The DUAA includes some helpful changes to the degree of searching that organisations are obligated to undertake, which is now restricted to being a “reasonable and proportionate” search of company records rather than a presumption that all personal data must be provided (thus requiring a much more exhaustive search).  In addition, if you ask the individual for clarification on the scope / range of data they require then you can pause the clock until they respond (you normally have 1 month from validating the initial request – plus an extra 2 months if the request is complex or you are dealing with a large number of them).

Top tips:  understand what exemptions might apply (not all personal data need be disclosed), understand your timeframe, redact other people’s data effectively so that the requester cannot retrieve it, send the bundle securely (password protected, ideally via encrypted email).  The ICO website has some really helpful guidance on managing SARs.

 

Data Protection Complaints

 

The DUAA introduced some organisational obligations regarding the management of data protection complaints.  Whilst individuals do have the right to lodge a complaint with the regulator, the ICO, they will be advised to attempt to resolve the matter directly with the organisation prior to the ICO accepting the complaint directly.
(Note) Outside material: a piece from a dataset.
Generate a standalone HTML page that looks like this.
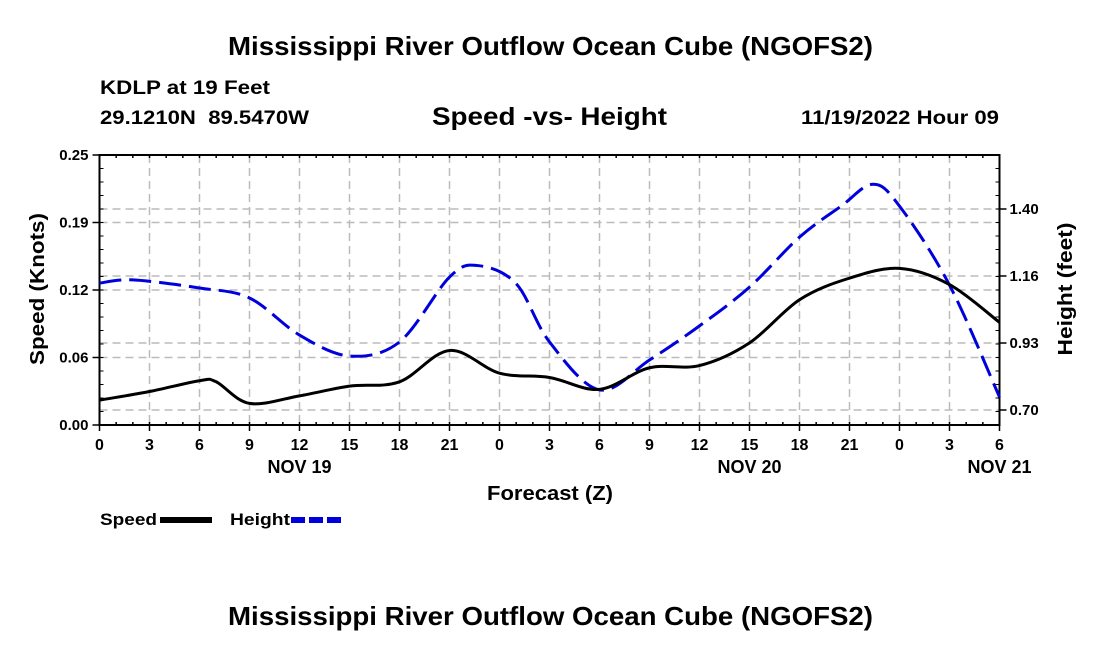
<!DOCTYPE html>
<html><head><meta charset="utf-8">
<style>
body{margin:0;background:#fff;}
svg text{font-family:"Liberation Sans",sans-serif;font-weight:bold;fill:#000;}
</style></head>
<body>
<svg id="chart" width="1100" height="650" viewBox="0 0 1100 650" xmlns="http://www.w3.org/2000/svg">
<text x="228" y="55" font-size="26" textLength="645" lengthAdjust="spacingAndGlyphs">Mississippi River Outflow Ocean Cube (NGOFS2)</text>
<text x="100" y="94" font-size="19" textLength="170" lengthAdjust="spacingAndGlyphs">KDLP at 19 Feet</text>
<text x="100" y="124" font-size="19" textLength="209" lengthAdjust="spacingAndGlyphs" xml:space="preserve">29.1210N  89.5470W</text>
<text x="432" y="125" font-size="25" textLength="235" lengthAdjust="spacingAndGlyphs">Speed -vs- Height</text>
<text x="801" y="124" font-size="19" textLength="198" lengthAdjust="spacingAndGlyphs">11/19/2022 Hour 09</text>
<g id="grid"></g>
<g id="axes"></g>
<g id="series"></g>
<text transform="translate(44,289) rotate(-90)" font-size="20" text-anchor="middle" textLength="152" lengthAdjust="spacingAndGlyphs">Speed (Knots)</text>
<text transform="translate(1072,289) rotate(-90)" font-size="20" text-anchor="middle" textLength="133" lengthAdjust="spacingAndGlyphs">Height (feet)</text>
<text x="487" y="500" font-size="20" textLength="126" lengthAdjust="spacingAndGlyphs">Forecast (Z)</text>
<g>
<text x="100" y="525" font-size="17" textLength="57" lengthAdjust="spacingAndGlyphs">Speed</text>
<line x1="160" y1="520" x2="212" y2="520" stroke="#000" stroke-width="6"/>
<text x="230" y="525" font-size="17" textLength="60" lengthAdjust="spacingAndGlyphs">Height</text>
<line x1="291" y1="520" x2="343" y2="520" stroke="#0000dd" stroke-width="6" stroke-dasharray="14,4"/>
</g>
<text x="228" y="625" font-size="26" textLength="645" lengthAdjust="spacingAndGlyphs">Mississippi River Outflow Ocean Cube (NGOFS2)</text>
</svg>
<script>
const xTickLabels=["0","3","6","9","12","15","18","21","0","3","6","9","12","15","18","21","0","3","6"];
const dayLabels=["NOV 19","NOV 20","NOV 21"];
const dayHours=[12,39,54];
const leftTicks=[0,0.0625,0.125,0.1875,0.25];
const leftTickLabels=["0.00","0.06","0.12","0.19","0.25"];
const rightTicks=[0.70,0.9333,1.1667,1.40];
const rightTickLabels=["0.70","0.93","1.16","1.40"];
const speedHours=[0,3,6,7,9,12,15,18,21,24,27,30,33,36,39,42,45,48,51,54];
const speedValues=[0.023,0.031,0.041,0.040,0.020,0.027,0.036,0.040,0.069,0.048,0.044,0.033,0.053,0.055,0.076,0.116,0.136,0.145,0.130,0.095];
const heightHours=[0,2,6,9,12,15,18,21,22.7,25,27,30,33,36,39,42,44.5,46.4,48,51,54];
const heightValues=[1.142,1.153,1.125,1.09,0.961,0.888,0.937,1.163,1.203,1.14,0.937,0.77,0.874,0.993,1.128,1.302,1.41,1.486,1.41,1.135,0.745];

const X0=99.5,X1=999.5,Y0=425,Y1=155;
const xs=h=>X0+h/54*(X1-X0);
const yl=v=>Y0-v/0.25*(Y0-Y1);
const yr=v=>410-(v-0.70)/0.23333*67;
const NS="http://www.w3.org/2000/svg";
function mk(tag,attrs,parent){const e=document.createElementNS(NS,tag);for(const k in attrs)e.setAttribute(k,attrs[k]);parent.appendChild(e);return e;}
const grid=document.getElementById('grid'),axes=document.getElementById('axes'),series=document.getElementById('series');
const gs={stroke:"#bbb","stroke-width":1.5,"stroke-dasharray":"8,5"};
xTickLabels.forEach((l,i)=>{const x=xs(i*3);
 if(i>0&&i<xTickLabels.length-1){const g=mk('line',Object.assign({x1:x,x2:x,y1:Y1,y2:Y0},gs),grid);
 
 }
 const t=mk('line',{x1:x,x2:x,y1:Y0,y2:Y0+6,stroke:"#000","stroke-width":1.5},axes);
 
 
 const tx=mk('text',{x:x,y:Y0+25,"font-size":16,"text-anchor":"middle"},axes);tx.textContent=l;
 
 
});
dayLabels.forEach((l,i)=>{const t=mk('text',{x:xs(dayHours[i]),y:Y0+48,"font-size":18,"text-anchor":"middle"},axes);t.textContent=l;
 
 });
leftTicks.forEach((v,i)=>{const y=yl(v);
 if(i>0&&i<leftTicks.length-1){const g=mk('line',Object.assign({x1:X0,x2:X1,y1:y,y2:y},gs),grid);
 
 }
 const t=mk('line',{x1:X0-7,x2:X0,y1:y,y2:y,stroke:"#000","stroke-width":1.5},axes);
 
 
 const tx=mk('text',{x:X0-11,y:y+5,"font-size":15,"text-anchor":"end"},axes);tx.textContent=leftTickLabels[i];
 
 
});
for(let k=1;k<20;k++){const y=Y0-k*(Y0-Y1)/20;mk('line',{x1:X0,x2:X0+4,y1:y,y2:y,stroke:"#000","stroke-width":1},axes);mk('line',{x1:X1-4,x2:X1,y1:y,y2:y,stroke:"#000","stroke-width":1},axes);}
for(let k=1;k<54;k++){const x=xs(k);mk('line',{x1:x,x2:x,y1:Y1,y2:Y1+3,stroke:"#000","stroke-width":1.5},axes);mk('line',{x1:x,x2:x,y1:Y0,y2:Y0-3,stroke:"#000","stroke-width":1.5},axes);}
rightTicks.forEach((v,i)=>{const y=yr(v);
 const g=mk('line',Object.assign({x1:X0,x2:X1,y1:y,y2:y},gs),grid);
 
 
 const t=mk('line',{x1:X1,x2:X1+7,y1:y,y2:y,stroke:"#000","stroke-width":1.5},axes);
 
 
 const tx=mk('text',{x:X1+10,y:y+5,"font-size":15},axes);tx.textContent=rightTickLabels[i];
 
 
});
const fr=mk('rect',{x:X0,y:Y1,width:X1-X0,height:Y0-Y1,fill:"none",stroke:"#000","stroke-width":2},axes);


function smooth(pts){let d=`M${pts[0][0]},${pts[0][1]}`;
 for(let i=0;i<pts.length-1;i++){const p0=pts[Math.max(0,i-1)],p1=pts[i],p2=pts[i+1],p3=pts[Math.min(pts.length-1,i+2)];
 d+=` C${p1[0]+(p2[0]-p0[0])/6},${p1[1]+(p2[1]-p0[1])/6} ${p2[0]-(p3[0]-p1[0])/6},${p2[1]-(p3[1]-p1[1])/6} ${p2[0]},${p2[1]}`;}
 return d;}
const hp=mk('path',{d:smooth(heightHours.map((h,i)=>[xs(h),yr(heightValues[i])])),fill:"none",stroke:"#0000dd","stroke-width":3,"stroke-dasharray":"22,8"},series);


const sp=mk('path',{d:smooth(speedHours.map((h,i)=>[xs(h),yl(speedValues[i])])),fill:"none",stroke:"#000","stroke-width":3},series);


</script>
</body></html>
Hence organisations must now have a viable policy for managing any such complaints they receive from individuals, acknowledge their receipt within 30 days, respond and resolve within a reasonable time and also maintain a log of any and all complaints received (copies of which may be requested by the ICO).
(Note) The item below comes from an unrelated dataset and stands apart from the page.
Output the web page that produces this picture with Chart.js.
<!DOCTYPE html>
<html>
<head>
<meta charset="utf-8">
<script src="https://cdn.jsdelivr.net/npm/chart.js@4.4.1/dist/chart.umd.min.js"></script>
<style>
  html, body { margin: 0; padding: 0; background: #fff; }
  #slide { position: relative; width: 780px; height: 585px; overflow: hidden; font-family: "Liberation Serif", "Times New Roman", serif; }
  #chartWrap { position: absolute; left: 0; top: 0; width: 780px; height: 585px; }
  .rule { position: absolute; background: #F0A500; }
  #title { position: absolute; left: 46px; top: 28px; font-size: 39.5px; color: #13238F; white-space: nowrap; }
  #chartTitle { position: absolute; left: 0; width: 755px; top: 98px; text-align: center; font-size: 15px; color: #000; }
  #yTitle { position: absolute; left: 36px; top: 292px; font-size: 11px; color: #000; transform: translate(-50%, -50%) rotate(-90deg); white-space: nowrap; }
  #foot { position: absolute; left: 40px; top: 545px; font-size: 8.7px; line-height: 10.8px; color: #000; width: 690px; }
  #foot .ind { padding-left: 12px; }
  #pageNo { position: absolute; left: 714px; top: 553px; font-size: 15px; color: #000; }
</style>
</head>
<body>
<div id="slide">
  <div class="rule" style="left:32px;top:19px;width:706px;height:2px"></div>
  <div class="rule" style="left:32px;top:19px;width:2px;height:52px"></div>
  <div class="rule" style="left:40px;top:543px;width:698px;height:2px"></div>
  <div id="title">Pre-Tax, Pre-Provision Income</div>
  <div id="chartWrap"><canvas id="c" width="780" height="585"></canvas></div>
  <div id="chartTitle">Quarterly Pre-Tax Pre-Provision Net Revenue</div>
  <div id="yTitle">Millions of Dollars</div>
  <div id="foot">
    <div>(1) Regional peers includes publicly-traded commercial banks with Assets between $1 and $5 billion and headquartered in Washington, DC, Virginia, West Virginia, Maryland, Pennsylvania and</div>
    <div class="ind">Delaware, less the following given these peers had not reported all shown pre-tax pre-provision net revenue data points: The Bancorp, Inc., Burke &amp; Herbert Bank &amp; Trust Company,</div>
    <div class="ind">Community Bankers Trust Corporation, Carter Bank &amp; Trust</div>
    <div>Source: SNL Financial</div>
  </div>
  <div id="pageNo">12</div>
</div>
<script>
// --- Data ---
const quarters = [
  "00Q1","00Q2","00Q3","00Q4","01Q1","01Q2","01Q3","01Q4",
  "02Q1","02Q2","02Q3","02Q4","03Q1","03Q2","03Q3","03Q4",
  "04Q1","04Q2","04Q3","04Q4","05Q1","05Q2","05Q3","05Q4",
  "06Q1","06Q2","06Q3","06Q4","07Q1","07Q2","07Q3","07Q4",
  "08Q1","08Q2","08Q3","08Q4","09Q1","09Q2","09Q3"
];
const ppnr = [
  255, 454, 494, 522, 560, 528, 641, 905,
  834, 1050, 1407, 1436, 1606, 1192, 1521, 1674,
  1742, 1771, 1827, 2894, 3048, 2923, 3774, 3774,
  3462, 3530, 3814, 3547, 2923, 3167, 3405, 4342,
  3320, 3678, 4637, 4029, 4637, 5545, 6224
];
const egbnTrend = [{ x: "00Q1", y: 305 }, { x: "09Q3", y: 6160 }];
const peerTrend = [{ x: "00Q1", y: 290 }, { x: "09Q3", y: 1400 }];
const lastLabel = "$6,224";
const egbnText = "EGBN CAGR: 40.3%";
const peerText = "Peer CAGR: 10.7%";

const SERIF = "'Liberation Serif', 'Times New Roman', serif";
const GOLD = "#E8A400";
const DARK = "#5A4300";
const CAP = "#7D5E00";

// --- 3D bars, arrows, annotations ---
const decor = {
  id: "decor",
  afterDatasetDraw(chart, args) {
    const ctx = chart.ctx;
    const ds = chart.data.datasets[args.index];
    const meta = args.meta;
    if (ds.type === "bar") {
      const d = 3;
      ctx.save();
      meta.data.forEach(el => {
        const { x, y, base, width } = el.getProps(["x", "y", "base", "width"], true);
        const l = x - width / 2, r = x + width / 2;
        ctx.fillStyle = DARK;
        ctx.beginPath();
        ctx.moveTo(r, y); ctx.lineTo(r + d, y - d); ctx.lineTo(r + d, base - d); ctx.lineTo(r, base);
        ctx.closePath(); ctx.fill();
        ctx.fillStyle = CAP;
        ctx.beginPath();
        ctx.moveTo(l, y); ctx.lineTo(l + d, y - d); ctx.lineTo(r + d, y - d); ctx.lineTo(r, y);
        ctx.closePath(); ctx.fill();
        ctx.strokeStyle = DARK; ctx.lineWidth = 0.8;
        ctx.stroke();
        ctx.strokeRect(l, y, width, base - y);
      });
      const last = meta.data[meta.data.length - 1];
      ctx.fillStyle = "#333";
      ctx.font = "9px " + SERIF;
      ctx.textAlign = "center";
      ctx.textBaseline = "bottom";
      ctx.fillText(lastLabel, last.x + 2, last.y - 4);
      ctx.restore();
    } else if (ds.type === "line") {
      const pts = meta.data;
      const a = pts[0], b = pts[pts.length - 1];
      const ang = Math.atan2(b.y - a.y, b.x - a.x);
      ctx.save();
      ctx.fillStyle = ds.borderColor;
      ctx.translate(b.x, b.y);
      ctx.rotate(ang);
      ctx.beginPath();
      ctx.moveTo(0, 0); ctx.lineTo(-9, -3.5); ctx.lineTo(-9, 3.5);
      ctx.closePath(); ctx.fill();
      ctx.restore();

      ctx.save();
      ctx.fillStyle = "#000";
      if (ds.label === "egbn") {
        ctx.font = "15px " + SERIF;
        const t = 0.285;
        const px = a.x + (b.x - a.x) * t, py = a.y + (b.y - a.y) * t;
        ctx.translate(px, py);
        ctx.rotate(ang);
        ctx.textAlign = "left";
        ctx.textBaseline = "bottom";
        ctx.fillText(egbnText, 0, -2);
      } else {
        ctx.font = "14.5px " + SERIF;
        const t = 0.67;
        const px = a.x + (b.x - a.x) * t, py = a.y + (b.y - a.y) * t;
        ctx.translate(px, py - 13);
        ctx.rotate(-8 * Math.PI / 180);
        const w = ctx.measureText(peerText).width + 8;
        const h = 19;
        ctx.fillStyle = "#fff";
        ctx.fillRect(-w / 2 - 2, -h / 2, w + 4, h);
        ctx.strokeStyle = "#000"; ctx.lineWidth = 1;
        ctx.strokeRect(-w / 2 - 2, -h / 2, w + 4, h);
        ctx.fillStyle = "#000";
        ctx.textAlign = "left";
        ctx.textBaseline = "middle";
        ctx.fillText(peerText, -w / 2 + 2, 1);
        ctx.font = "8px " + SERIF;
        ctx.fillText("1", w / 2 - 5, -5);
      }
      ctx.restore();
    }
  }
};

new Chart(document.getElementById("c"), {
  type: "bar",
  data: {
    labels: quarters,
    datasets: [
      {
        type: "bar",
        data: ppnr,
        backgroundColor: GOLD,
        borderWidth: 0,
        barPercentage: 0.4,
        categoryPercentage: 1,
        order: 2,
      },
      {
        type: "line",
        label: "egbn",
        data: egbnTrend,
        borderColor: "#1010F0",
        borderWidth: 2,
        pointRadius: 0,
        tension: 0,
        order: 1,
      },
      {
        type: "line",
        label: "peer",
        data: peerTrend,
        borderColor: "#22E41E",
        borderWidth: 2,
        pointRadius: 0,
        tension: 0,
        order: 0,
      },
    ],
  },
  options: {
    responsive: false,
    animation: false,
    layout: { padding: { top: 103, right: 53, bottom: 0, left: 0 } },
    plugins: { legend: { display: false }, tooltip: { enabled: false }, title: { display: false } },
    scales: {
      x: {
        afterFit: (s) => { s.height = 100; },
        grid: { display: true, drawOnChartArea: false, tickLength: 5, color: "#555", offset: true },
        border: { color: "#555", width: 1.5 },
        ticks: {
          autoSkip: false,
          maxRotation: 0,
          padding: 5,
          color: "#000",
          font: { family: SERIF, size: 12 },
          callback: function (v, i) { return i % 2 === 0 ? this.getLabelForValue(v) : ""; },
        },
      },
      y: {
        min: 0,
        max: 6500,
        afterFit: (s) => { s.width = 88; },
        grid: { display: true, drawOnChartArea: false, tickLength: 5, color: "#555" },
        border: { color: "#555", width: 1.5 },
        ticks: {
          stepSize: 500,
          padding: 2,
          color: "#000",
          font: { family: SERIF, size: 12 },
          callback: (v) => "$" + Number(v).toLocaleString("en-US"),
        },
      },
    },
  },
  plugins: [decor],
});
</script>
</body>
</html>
Top tips:  draft a policy for managing complaints, create a log and update your Privacy Notices to include details of the complaints process and timescales.  Again, the ICO has some helpful advice online.

 

Enforcement

 

The regulator continues to issue financial penalties for breaches of UK GDPR.  Historically these have been rather infrequent and, compared to similar European regulators, the ICO has been somewhat reluctant to use this power in all but the most egregious cases.  The last year has seen an upturn in the frequency of fines being issued but it remains to be seen whether the ICO is now more committed to monetary penalties as an enforcement tool.
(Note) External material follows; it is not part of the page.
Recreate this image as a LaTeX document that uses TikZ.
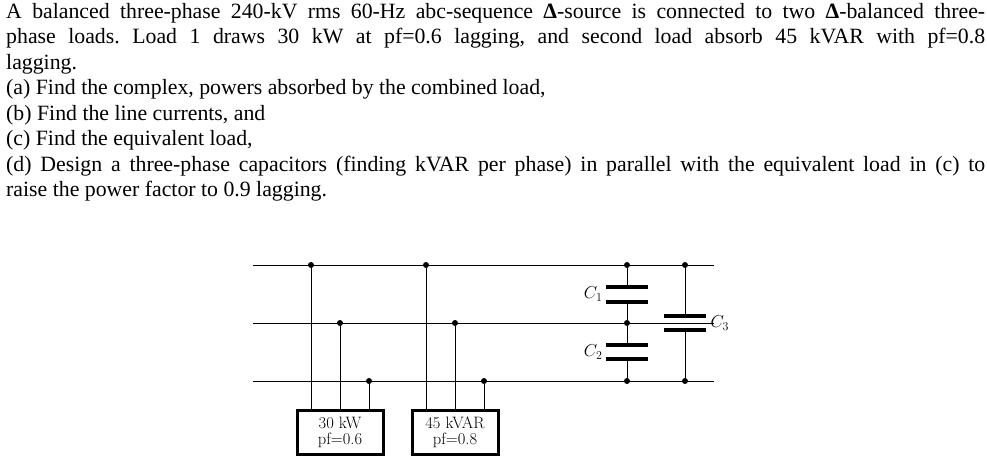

However, the ICO has always been, and continues to be, very much more pro-active in issuing fines for breaches of PECR – usually relating to unlawful digital direct marketing or cold calling.  Fines for PECR infringements were previously limited to £500k maximum, but the DUAA has changed that to align the maximum penalty with UK GDPR – 4% of revenue or £17.5M, whichever is higher.  The ICO has been particularly focused on taking action against organisations whose marketing activities it views as being somewhat predatory and exploitative, nevertheless the risks of PECR breaches are real for all organisations and the stakes are now significantly higher.

Top tips:  revisit your direct marketing workflows, understand where consent is required, do NOT rely on vendors saying they supply “GDPR compliant data” (there’s no such thing).  Again, there’s helpful support on the ICO site.